Feds suing Walmart over opioids
Government says retailer knowingly filled thousands of problematic prescriptions
WASHINGTON — The Justice Department is suing Walmart, alleging the nation’s largest retailer knowingly filled thousands of problematic prescriptions that helped fuel the opioid crisis.
A lawsuit filed Tuesday in U.S. District Court in Delaware contends Walmart failed to properly screen prescriptions, and prioritized speed and profits over patient well-being at its 5,000 pharmacies.

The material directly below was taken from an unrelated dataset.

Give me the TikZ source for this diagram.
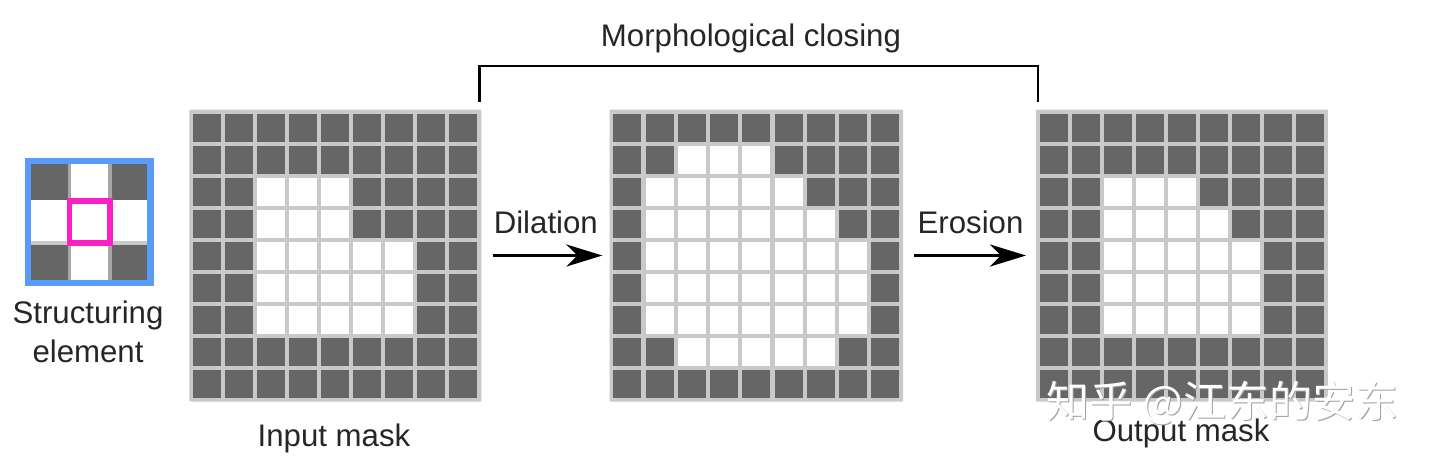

“As one of the largest pharmacy chains and wholesale drug distributors in the country, Walmart had the responsibility and the means to help prevent the diversion of prescription opioids,” Jeffrey Bossert Clark, acting assistant attorney general of the civil division, said in a statement. “Instead, for years, it did the opposite — filling thousands of invalid prescriptions at its pharmacies and failing to report suspicious orders of opioids and other drugs placed by those pharmacies.”
The government is seeking civil penalties that could total billions of dollars, the news release says.
Walmart called the investigation “tainted” and said in a statement that the Justice Department should focus on “bad doctors” who write prescriptions instead of blaming the pharmacists who fill them.
“This lawsuit invents a legal theory that unlawfully forces pharmacists to come between patients and their doctors, and is riddled with factual inaccuracies and cherry-picked documents taken out of context,” the company said.
The lawsuit comes after a civil suit filed last summer by cities, towns, counties and Native American tribes across the country alleging that retailers such as Walmart, CVS, Rite Aid and Walgreens played a role in the opioid epidemic by distributing billions of pills.
A number of those federal trials — in states including Texas, Ohio and West Virginia — have been delayed during the pandemic.
Last month, Purdue Pharma, the maker of OxyContin, pleaded
guilty to three felonies and agreed to an $8.3 billion settlement with the Justice Department for its role in a crisis that has killed more than 400,000 Americans during the past two decades.
About 50,000 Americans died of opioid overdoses last year, a record, federal data shows, and medical experts have warned the coronavirus pandemic and economic crisis have led to new spikes.
Legal experts said the government’s case against Walmart is unlikely to be resolved quickly, which means the incoming Biden administration will have to decide whether to pursue it.
“The filing today multiplies the legal problems that Walmart faces,” said Carl Tobias, a professor at the University of Richmond School of Law.
In October, Walmart preemptively sued the Justice Department and the Drug Enforcement Administration, asking a federal court to clarify its pharmacies’ roles and responsibilities in filling opioid prescriptions.
The company, which is based in Bentonville, Ark., said its pharmacists had refused to fill hundreds of thousands of opioid prescriptions they deemed problematic and had blocked thousands of “questionable doctors” from having prescriptions filled at its 5,000 pharmacies.
“We are bringing this lawsuit because there is no federal law requiring pharmacists to interfere in the doctor-patient relationship to the degree DOJ is demanding,” the company said in a statement at the time. “Unfortunately, certain DOJ officials have long seemed more focused on chasing headlines than fixing the crisis.”
Walmart ordered 5.5 billion oxycodone or hydrocodone pills from 2006 to 2012, making it the nation’s third largest buyer of those pills, behind Walgreens and CVS, an analysis of DEA data shows.
Walmart operates 11,500 stores worldwide, including 5,300 Walmart and Sam’s Club stores in the United States. It’s the nation’s largest private employer, with about 1.5 million workers.
The Wall Street Journal was the first to report on the Justice Department lawsuit. Walmart shares fell 1.2 percent, to $144.20, in Tuesday’s trading. The company’s stock has climbed 21 percent so far this year.